I am Germanless, but in comparing this translation to MacQuarrie and Robinson I find 1)Stambaugh is easier to read with a free flow in her English which however at times leads to indefinieness; 2) Stambaugh will sometimes come to a more definite and clearer conclusion than M & R, but then sometimes the reverse; 3) Stambaugh has an excellent index organized much like M & R's with a few headings M & R does not have BUT it has NO German index as M & R has; 4) Stambaugh has the later marginal comments Heidegger made that M & R does not. However, sometimes M & R has a formulation that seems more precise and more like Heidegger than Stambaugh. M & R also has footnotes on the translation that are sometimes crucial to understanding what is going on in the main text. And it English index has a few headings not found in Stambaugh as well as having a German word index. Having BOTH translations, and being able to compare them, can be an emense help in understanding Heidegger.

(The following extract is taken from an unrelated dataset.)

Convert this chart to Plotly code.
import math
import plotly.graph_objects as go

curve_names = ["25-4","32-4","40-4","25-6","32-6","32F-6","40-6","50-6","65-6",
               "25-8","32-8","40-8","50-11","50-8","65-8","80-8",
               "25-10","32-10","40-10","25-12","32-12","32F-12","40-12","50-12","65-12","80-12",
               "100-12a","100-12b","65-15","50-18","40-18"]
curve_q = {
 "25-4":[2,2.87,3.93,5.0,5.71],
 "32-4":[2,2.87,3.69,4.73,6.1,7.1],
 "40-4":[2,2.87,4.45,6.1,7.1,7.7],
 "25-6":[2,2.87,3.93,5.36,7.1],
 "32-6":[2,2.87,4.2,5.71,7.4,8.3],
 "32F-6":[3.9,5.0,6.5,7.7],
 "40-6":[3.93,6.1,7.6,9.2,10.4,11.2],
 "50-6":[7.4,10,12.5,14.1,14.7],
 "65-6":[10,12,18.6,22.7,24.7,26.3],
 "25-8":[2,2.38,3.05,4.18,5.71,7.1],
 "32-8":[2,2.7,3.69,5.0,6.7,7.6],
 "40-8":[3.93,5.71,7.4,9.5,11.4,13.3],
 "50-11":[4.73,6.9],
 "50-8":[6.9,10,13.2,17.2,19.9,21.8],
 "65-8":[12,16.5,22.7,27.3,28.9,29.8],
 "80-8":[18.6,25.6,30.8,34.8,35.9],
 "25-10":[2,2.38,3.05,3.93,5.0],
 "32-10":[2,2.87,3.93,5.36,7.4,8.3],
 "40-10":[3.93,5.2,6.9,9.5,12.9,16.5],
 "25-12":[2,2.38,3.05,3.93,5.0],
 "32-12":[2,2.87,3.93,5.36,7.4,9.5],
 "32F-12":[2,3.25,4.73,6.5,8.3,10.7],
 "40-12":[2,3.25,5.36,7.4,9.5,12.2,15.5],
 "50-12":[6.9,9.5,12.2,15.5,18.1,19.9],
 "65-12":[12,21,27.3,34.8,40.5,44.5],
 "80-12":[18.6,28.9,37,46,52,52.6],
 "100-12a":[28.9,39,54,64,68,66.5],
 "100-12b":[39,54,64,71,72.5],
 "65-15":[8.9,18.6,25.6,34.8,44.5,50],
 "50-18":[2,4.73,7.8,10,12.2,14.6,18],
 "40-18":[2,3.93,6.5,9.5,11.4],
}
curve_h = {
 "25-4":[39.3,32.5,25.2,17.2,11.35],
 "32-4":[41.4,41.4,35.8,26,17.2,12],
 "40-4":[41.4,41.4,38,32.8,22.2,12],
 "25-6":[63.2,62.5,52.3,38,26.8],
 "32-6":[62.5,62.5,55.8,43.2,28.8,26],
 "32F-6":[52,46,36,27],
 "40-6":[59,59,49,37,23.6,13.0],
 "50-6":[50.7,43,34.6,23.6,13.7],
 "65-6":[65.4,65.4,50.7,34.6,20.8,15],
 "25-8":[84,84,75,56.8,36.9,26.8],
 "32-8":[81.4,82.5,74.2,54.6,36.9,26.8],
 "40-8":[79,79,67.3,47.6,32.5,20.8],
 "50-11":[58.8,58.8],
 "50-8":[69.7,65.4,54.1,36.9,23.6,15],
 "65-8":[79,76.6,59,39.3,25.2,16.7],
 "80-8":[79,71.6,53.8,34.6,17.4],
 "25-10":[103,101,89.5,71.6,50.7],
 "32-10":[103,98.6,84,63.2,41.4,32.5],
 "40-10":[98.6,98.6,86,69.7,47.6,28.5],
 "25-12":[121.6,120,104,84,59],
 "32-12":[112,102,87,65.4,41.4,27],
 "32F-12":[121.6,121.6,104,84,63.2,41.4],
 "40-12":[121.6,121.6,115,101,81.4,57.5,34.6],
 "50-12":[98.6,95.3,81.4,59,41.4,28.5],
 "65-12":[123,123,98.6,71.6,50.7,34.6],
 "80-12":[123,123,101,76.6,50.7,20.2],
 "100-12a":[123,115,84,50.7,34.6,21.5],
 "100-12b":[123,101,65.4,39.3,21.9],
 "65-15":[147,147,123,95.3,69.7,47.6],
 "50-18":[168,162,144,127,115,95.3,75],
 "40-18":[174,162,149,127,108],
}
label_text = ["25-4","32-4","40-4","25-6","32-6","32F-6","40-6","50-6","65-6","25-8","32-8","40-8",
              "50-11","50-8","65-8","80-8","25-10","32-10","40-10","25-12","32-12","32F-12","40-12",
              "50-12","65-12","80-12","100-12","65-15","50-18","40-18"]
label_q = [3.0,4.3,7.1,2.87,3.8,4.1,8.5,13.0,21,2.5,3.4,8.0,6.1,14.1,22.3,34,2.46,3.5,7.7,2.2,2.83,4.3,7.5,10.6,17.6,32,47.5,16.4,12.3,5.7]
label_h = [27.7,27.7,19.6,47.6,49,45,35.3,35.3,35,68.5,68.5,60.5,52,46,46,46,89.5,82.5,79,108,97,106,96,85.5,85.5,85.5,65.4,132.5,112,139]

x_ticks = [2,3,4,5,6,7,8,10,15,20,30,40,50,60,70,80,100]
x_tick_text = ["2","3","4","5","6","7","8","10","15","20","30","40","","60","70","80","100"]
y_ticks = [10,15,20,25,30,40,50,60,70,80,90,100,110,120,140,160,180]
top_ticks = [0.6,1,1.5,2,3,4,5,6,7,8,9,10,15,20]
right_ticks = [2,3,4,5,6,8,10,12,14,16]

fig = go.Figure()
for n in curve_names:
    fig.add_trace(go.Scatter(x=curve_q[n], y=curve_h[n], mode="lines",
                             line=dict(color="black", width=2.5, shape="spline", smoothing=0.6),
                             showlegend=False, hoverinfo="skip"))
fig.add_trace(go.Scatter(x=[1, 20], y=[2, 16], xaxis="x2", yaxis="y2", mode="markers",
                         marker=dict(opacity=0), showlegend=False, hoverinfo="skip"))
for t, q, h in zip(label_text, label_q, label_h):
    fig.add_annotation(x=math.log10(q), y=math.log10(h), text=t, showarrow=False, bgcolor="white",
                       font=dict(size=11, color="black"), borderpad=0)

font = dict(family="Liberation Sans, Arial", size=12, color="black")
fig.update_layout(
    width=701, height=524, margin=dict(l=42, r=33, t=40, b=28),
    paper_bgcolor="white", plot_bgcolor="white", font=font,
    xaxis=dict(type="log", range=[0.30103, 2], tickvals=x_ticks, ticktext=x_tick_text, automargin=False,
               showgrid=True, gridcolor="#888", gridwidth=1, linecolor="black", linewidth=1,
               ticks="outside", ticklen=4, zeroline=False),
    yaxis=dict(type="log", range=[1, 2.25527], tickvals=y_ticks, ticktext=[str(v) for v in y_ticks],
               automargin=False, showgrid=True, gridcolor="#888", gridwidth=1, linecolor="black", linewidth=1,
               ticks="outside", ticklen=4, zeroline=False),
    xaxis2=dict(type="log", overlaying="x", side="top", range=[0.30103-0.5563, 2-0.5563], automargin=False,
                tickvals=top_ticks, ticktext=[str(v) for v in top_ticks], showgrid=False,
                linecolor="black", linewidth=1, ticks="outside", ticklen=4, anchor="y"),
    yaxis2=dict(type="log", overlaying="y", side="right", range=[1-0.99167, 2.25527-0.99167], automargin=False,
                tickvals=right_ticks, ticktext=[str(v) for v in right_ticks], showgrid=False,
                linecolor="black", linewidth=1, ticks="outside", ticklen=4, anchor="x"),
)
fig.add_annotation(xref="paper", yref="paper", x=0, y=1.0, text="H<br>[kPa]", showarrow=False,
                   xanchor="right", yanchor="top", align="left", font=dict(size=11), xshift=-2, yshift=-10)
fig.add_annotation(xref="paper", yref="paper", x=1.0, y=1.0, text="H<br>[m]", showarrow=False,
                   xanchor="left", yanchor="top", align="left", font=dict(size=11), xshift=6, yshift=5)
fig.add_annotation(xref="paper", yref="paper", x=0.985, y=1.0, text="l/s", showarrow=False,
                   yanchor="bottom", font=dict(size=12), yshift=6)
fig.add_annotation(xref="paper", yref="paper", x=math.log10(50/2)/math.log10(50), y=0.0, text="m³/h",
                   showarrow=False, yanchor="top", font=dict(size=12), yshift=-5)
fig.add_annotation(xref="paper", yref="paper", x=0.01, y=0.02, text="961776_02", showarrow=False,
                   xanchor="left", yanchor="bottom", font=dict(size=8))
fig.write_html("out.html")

A new ground for philosophical inquiry?

Okay, reading these reviews, I am frustrated... but, of course that is to be expected. Heidegger, more than most philosophers, lends himself to a multiplicity of interpretations.Rather than add my own semi-detailed interpretation of this work and its historical importance to this list [which would just further frustrate others, I am sure], I would just like to recommend to anyone approaching this book for the first time that they keep in mind the central inquiry that Heidegger is engaging in: the meaning of Being... and, as he explicitly states, this book is a preparation for further exploration, and not to be read as a completed "system" in itself. While the influence of Kierkegaard is obvious, relating this work to Dostoevsky (as another reviewer has) I think misses the point entirely. For all of the talk of "authenticity" and the "psychologizing" of this work that later commentators have engaged in, Heidegger is intersted in re-grounding all philosophical inquiry... not in explicating some mere existential-humanistic outlook. Whether he suceeds or not is, to say the least, debatable.I would also recommend giving a _very_ close and thorough reading to his essay "What is Metaphysics" before approaching _Being and Time_.A final note on this translation-- I had already wrestled with the previous translation from beginning to end before purchasing this one. This translation was more than worth the price of purchasing the book again. Stambaugh's translation is simply masterful.

clear up the confusion

I am afraid people might get a little confused by the other reviewer's comments. It basically boils down to this: if you are adequately grounded in the most rigorous european and eastern philosophical systems you will probably understand what Heidegger is doing in this book, but if you aren't you won't. It's not for everybody, but it is for those who want to see how far they can go with 20th century philosophy. The book is hard to read, the concepts are hard to grasp, the work is in my opinion worth it if you're asking the questions in the first place. It is not positivism, which is to say it is not easy, which is not to say that it is unintelligible. Some parts may not work for some people, but you'll never know which parts those will be for you unless you read it. Obviously german philosophy doesn't work for everybody, especially for those in the anglo/american 'tradition', since it requires both intense work and intense discipline to get through it. Philosophy was never supposed to be easy. Don't be fooled by those who fall by the wayside then crawl into their holes preferring candlelight to the sun. It's the best book of philosophy written in the 20th century, which is why it's been the most influential.